The preparer has the right to an administrative appeal within 30 days of receiving the notice. They must submit a formal protest letter to the IRS Appeals Office detailing the factual and legal reasons why the penalty should not apply. An Appeals Office conference allows the preparer to present arguments and supporting documentation to an independent Appeals Officer.
The Appeals Officer has settlement authority and can reduce or eliminate the penalty if the preparer demonstrates reasonable cause or a lack of willful intent. The preparer generally bears the burden of proof for the unreasonable position penalty. Conversely, the IRS bears the burden of proving the preparer engaged in willful or reckless conduct.
If the administrative appeal is unsuccessful, the preparer must comply with the unique “pay-to-play” rule to seek judicial review. This rule requires the preparer to pay at least 15% of the assessed penalty within 30 days of the notice and demand for payment.

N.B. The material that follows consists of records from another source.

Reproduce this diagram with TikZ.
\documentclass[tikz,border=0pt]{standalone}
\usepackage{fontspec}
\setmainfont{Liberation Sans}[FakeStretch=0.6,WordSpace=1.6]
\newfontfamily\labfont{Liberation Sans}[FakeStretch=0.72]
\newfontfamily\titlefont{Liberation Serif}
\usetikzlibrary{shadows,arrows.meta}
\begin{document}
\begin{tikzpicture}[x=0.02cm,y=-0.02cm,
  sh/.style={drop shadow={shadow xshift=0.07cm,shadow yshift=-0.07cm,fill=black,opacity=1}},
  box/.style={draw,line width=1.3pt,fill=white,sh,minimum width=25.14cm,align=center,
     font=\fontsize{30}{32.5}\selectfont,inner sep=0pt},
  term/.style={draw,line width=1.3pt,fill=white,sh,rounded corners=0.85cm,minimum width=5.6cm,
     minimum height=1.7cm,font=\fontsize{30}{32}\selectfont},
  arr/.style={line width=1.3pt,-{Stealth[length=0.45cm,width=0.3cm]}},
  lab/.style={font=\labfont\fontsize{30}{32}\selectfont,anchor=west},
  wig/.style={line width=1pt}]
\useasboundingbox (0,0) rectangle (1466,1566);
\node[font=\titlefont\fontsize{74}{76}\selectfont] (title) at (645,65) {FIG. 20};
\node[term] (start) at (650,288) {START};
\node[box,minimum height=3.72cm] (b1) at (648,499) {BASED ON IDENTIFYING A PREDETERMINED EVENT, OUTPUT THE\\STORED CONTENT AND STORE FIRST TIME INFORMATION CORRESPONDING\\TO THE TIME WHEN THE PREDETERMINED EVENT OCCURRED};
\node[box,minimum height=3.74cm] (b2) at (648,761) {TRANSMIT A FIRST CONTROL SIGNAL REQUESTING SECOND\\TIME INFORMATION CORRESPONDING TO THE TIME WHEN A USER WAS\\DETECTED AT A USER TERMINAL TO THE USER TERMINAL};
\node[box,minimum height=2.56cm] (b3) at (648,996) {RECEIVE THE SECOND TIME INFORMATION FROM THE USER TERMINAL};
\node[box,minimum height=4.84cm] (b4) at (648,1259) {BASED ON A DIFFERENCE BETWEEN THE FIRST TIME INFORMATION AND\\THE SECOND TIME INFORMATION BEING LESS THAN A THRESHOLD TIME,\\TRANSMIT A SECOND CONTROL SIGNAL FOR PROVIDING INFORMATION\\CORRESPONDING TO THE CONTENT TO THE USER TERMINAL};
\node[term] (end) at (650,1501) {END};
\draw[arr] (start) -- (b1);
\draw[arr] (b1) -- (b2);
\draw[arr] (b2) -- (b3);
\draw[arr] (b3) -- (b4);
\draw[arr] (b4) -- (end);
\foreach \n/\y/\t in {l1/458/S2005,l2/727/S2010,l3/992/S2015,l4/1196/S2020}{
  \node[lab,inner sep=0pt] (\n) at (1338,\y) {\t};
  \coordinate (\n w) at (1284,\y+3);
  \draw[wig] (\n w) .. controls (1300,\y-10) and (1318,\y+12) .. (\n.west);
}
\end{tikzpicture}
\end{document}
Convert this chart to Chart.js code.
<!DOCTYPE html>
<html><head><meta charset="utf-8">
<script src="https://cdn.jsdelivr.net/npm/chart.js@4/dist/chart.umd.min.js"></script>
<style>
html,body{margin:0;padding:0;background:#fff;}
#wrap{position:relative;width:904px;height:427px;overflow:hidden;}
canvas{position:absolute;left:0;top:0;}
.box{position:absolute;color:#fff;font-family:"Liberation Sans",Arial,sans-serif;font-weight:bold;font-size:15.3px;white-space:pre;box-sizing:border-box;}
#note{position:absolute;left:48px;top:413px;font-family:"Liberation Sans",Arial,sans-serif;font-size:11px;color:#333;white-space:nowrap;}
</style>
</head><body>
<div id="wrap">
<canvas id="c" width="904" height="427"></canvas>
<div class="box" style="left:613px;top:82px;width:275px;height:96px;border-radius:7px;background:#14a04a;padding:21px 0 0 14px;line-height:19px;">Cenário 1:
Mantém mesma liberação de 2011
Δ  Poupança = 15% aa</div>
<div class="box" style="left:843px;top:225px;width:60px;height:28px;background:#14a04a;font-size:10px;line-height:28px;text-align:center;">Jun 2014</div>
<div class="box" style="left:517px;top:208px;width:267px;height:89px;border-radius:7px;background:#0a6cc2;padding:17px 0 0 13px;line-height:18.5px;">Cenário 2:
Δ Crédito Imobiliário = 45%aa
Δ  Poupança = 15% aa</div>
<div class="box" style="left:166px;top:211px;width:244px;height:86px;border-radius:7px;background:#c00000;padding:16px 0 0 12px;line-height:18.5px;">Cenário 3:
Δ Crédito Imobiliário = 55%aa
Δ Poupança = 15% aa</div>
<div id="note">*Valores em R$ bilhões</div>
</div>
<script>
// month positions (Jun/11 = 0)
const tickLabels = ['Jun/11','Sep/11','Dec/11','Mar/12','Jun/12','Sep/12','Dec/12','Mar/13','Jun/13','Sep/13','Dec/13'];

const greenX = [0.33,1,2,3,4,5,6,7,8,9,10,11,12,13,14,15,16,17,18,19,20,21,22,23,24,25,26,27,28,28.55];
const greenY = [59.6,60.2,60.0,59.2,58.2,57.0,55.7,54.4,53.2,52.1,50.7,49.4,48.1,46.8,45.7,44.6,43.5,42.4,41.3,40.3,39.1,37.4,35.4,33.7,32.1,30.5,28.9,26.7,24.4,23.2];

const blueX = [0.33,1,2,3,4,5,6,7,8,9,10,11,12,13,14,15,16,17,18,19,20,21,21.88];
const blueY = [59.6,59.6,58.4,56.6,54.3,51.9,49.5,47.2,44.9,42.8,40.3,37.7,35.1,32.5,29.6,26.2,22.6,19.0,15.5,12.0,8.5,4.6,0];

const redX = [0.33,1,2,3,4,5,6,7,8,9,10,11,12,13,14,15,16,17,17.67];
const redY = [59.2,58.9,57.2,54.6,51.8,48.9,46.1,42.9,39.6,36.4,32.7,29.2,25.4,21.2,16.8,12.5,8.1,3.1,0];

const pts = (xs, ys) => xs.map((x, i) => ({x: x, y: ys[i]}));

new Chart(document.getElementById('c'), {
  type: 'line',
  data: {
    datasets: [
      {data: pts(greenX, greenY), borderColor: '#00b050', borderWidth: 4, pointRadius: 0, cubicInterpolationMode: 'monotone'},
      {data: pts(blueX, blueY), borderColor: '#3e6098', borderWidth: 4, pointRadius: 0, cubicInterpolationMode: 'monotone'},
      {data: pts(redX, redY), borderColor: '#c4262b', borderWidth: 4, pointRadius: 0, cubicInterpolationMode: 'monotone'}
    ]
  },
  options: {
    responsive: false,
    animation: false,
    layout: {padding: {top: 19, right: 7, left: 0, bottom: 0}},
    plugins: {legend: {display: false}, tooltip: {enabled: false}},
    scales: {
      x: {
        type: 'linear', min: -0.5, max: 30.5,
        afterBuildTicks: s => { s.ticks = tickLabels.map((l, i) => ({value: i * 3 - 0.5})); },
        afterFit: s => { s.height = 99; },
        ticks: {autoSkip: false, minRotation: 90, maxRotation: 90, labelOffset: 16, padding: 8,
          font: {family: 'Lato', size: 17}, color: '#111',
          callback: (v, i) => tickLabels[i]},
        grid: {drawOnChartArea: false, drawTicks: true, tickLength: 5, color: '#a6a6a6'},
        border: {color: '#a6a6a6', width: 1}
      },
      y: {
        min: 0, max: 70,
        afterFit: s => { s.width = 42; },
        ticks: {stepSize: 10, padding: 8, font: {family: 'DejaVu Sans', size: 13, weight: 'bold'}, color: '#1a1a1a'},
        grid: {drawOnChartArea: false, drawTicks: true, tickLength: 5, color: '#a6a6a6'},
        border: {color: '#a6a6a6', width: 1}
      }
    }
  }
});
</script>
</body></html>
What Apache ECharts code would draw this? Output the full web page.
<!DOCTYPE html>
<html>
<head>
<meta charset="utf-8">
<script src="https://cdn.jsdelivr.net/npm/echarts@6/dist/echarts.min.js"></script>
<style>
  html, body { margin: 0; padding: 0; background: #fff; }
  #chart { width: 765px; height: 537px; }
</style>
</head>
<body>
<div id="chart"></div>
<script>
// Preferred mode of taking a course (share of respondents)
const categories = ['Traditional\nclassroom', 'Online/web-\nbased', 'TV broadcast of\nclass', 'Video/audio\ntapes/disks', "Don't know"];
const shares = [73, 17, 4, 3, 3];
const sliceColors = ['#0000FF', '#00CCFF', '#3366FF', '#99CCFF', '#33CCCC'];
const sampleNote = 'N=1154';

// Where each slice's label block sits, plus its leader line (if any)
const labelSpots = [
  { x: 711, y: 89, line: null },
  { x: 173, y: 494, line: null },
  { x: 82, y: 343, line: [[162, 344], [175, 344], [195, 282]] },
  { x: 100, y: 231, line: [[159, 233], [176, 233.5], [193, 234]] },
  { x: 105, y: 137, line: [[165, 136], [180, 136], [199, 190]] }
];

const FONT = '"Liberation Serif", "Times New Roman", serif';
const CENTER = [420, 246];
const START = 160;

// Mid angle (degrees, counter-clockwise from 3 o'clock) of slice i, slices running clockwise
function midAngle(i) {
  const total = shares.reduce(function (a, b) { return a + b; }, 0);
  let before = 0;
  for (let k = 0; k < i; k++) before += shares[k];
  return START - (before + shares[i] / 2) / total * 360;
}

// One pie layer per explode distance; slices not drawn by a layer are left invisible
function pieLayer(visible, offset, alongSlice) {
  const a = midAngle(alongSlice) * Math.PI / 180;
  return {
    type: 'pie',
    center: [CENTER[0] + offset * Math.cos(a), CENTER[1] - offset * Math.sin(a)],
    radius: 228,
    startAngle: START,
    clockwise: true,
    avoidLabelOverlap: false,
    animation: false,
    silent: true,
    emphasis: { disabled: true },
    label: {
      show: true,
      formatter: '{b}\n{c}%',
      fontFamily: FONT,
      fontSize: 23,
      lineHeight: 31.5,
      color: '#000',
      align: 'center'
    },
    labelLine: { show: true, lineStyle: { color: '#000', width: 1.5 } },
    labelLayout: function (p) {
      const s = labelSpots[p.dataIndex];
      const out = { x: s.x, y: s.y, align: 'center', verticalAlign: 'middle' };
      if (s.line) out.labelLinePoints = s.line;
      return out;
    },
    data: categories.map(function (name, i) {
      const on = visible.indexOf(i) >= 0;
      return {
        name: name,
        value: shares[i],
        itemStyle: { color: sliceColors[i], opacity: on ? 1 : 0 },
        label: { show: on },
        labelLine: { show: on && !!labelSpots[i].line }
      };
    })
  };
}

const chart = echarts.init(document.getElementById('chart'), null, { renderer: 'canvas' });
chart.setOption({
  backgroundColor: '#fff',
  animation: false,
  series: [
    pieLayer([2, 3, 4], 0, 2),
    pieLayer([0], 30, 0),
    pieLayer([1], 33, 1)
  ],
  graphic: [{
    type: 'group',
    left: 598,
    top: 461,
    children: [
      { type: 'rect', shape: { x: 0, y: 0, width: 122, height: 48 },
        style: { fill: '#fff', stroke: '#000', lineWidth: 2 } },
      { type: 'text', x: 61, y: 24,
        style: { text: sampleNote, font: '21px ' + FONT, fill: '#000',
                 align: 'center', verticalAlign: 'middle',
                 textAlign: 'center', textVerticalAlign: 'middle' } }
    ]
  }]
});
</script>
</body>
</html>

The preparer must then file a claim for refund for the amount paid, using Form 6118, Claim for Refund of Income Tax Return Preparer Penalties. If the IRS denies the claim or fails to act within six months, the preparer can file a refund suit in a federal district court or the United States Court of Federal Claims. The judicial proceeding focuses solely on the penalty liability, not the underlying tax liability of the client.
The preparer cannot seek judicial review in the United States Tax Court, which only handles tax deficiency cases. The remaining 85% of the penalty is stayed until the judicial proceeding is finalized, provided the preparer initiates the refund suit promptly. Failure to pay the 15% portion on time results in the full penalty becoming immediately due and enforceable by the IRS.